La coupure d’accès n’est pourtant pas une surprise pour les FAI, qui s’étaient déclarés en sa faveur en signant les accords Olivennes. « Mais à l’époque, c’est la ligne entière qui devait être suspendue. Il est beaucoup plus compliqué et plus coûteux de ne couper que l’accès Internet et de conserver les autres services [téléphone et télévision, NDLR] », précise Yves Le Mouël. Pour la FFT, c’est à l’Etat de financer le dispositif antipiratage, comme toute mission confiée aux opérateurs par les pouvoirs publics, par exemple les écoutes téléphoniques. Lors de l’examen du texte, la ministre de la Culture Christine Albanel a néanmoins indiqué que des négociations seraient possibles au sujet du financement… une fois la loi votée. Ces 100 millions d’euros pourraient donc au final retomber sur le dos des contribuables.

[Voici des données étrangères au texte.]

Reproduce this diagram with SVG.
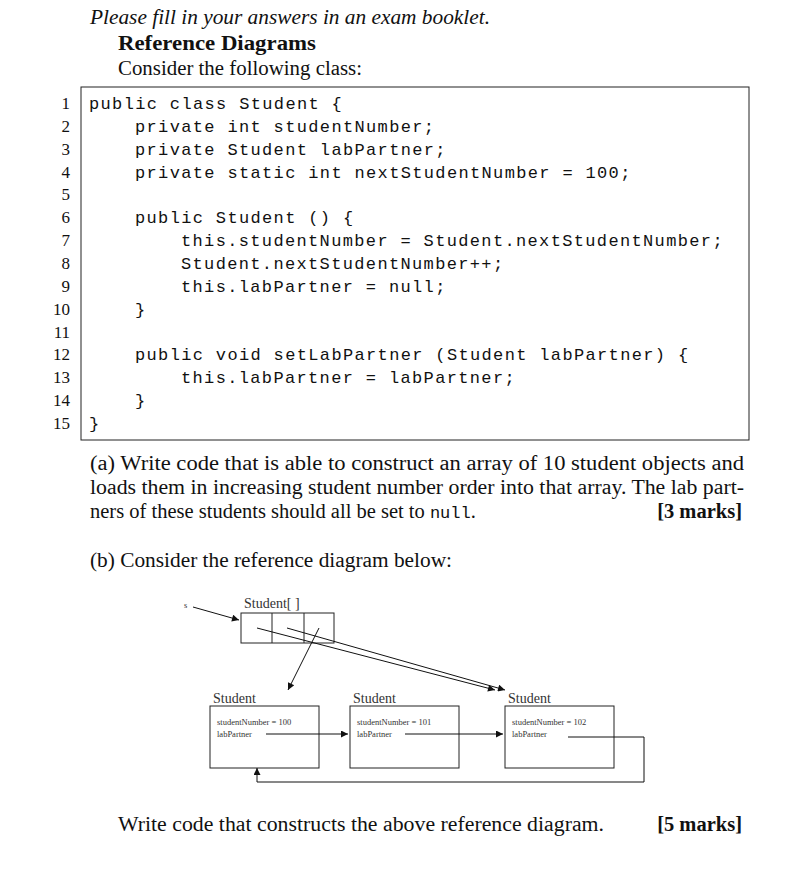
<svg xmlns="http://www.w3.org/2000/svg" width="812" height="880" viewBox="0 0 812 880">
<style>
.s{font-family:"Liberation Serif",serif;font-size:20.5px;fill:#111}
.m{font-family:"Liberation Mono",monospace;font-size:17px;letter-spacing:1.35px;fill:#111}
.n{font-family:"Liberation Serif",serif;font-size:17px;fill:#111;text-anchor:end}
.l{font-family:"Liberation Serif",serif;font-size:14px;fill:#333}
.t{font-family:"Liberation Serif",serif;font-size:8.5px;fill:#333}
.b{fill:none;stroke:#222;stroke-width:1}
.c{fill:none;stroke:#111;stroke-width:1;marker-end:url(#a)}
</style>
<defs><marker id="a" viewBox="0 0 10 10" refX="10" refY="5" markerWidth="9" markerHeight="7" orient="auto" markerUnits="userSpaceOnUse"><path d="M0,0L10,5L0,10z" fill="#111"/></marker></defs>
<rect width="812" height="880" fill="#fff"/>
<text class="s" x="90" y="24" font-style="italic" textLength="400" lengthAdjust="spacingAndGlyphs">Please fill in your answers in an exam booklet.</text>
<text class="s" x="118" y="50" font-weight="bold" textLength="198" lengthAdjust="spacingAndGlyphs">Reference Diagrams</text>
<text class="s" x="118" y="75" textLength="244" lengthAdjust="spacingAndGlyphs">Consider the following class:</text>
<rect class="b" x="81" y="87" width="668" height="353"/>
<g class="n"><text x="70" y="109">1</text><text x="70" y="132">2</text><text x="70" y="155">3</text><text x="70" y="178">4</text><text x="70" y="200">5</text><text x="70" y="223">6</text><text x="70" y="246">7</text><text x="70" y="269">8</text><text x="70" y="292">9</text><text x="70" y="315">10</text><text x="70" y="338">11</text><text x="70" y="360">12</text><text x="70" y="383">13</text><text x="70" y="406">14</text><text x="70" y="429">15</text></g>
<g class="m">
<text x="89" y="109">public class Student {</text>
<text x="135" y="132">private int studentNumber;</text>
<text x="135" y="155">private Student labPartner;</text>
<text x="135" y="178">private static int nextStudentNumber = 100;</text>
<text x="135" y="223">public Student () {</text>
<text x="181" y="246">this.studentNumber = Student.nextStudentNumber;</text>
<text x="181" y="269">Student.nextStudentNumber++;</text>
<text x="181" y="292">this.labPartner = null;</text>
<text x="135" y="315">}</text>
<text x="135" y="360">public void setLabPartner (Student labPartner) {</text>
<text x="181" y="383">this.labPartner = labPartner;</text>
<text x="135" y="406">}</text>
<text x="89" y="429">}</text>
</g>
<text class="s" x="90" y="470" textLength="654" lengthAdjust="spacingAndGlyphs">(a) Write code that is able to construct an array of 10 student objects and</text>
<text class="s" x="90" y="494" textLength="654" lengthAdjust="spacingAndGlyphs">loads them in increasing student number order into that array. The lab part-</text>
<text class="s" x="90" y="518">ners of these students should all be set to <tspan font-family="Liberation Mono" font-size="17">null</tspan>.</text>
<text class="s" x="742" y="518" text-anchor="end" font-weight="bold">[3 marks]</text>
<text class="s" x="90" y="567" textLength="362" lengthAdjust="spacingAndGlyphs">(b) Consider the reference diagram below:</text>
<g id="array"><text class="l" x="244" y="608">Student[ ]</text><rect class="b" x="241" y="613" width="93" height="30"/><path class="b" d="M272,613V643M304,613V643"/><text class="t" x="184" y="608" font-size="10">s</text></g>
<g id="s1"><text class="l" x="213" y="703">Student</text><rect class="b" x="210" y="706" width="109" height="62"/><text class="t" x="217" y="725">studentNumber = 100</text><text class="t" x="217" y="737">labPartner</text></g>
<g id="s2"><text class="l" x="353" y="703">Student</text><rect class="b" x="350" y="706" width="109" height="62"/><text class="t" x="357" y="725">studentNumber = 101</text><text class="t" x="357" y="737">labPartner</text></g>
<g id="s3"><text class="l" x="508" y="703">Student</text><rect class="b" x="505" y="706" width="109" height="62"/><text class="t" x="512" y="725">studentNumber = 102</text><text class="t" x="512" y="737">labPartner</text></g>
<g id="connectors">
<path class="c" d="M193,607L239,620"/>
<path class="c" d="M257,628L495,690"/>
<path class="c" d="M287,628L505,690"/>
<path class="c" d="M319,628L288,690"/>
<path class="c" d="M266,734L348,734"/>
<path class="c" d="M405,734L503,734"/>
<path class="c" d="M568,737H644V782H257V768" stroke="#555"/>
</g>
<text class="s" x="118" y="831" textLength="486" lengthAdjust="spacingAndGlyphs">Write code that constructs the above reference diagram.</text>
<text class="s" x="742" y="831" text-anchor="end" font-weight="bold">[5 marks]</text>
</svg>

Un manque à gagner sur les déconnexions

Mais les FAI ont essuyé un autre revers. Contre toute attente, les députés ont voté le 2 avril un amendement stipulant que les pirates déconnectés n’auront pas à payer leur abonnement Internet pendant la durée de leur suspension. Déjà échaudée par la taxe sur l’audiovisuel, la FFT fulmine : « les FAI ne sont ni des vaches à lait, ni des boucs émissaires…» affirme son directeur général. De plus, avec cet amendement, les opérateurs vont devoir détailler le tarif de chaque service des formules triple play pour distinguer la part de l’accès Internet. « Il va falloir démanteler les offres d’un point de vue technique et d’un point de vue marketing, alors qu’elles ont été conçues d’emblée comme des offres composites pour être meilleur marché. Cela remet en cause la manière dont Internet s’est développé en France», professe Yves Le Mouël.

La FFT tentera de peser auprès des parlementaires de la Commission mixte paritaire qui se réunit dès le 7 avril pour lisser les derniers points discordants de la loi antipiratage avant son adoption définitive en fin de semaine. Le Conseil constitutionnel sera saisi dans la foulée par les parlementaires socialistes, avec peut-être quelques modifications du texte à la clé.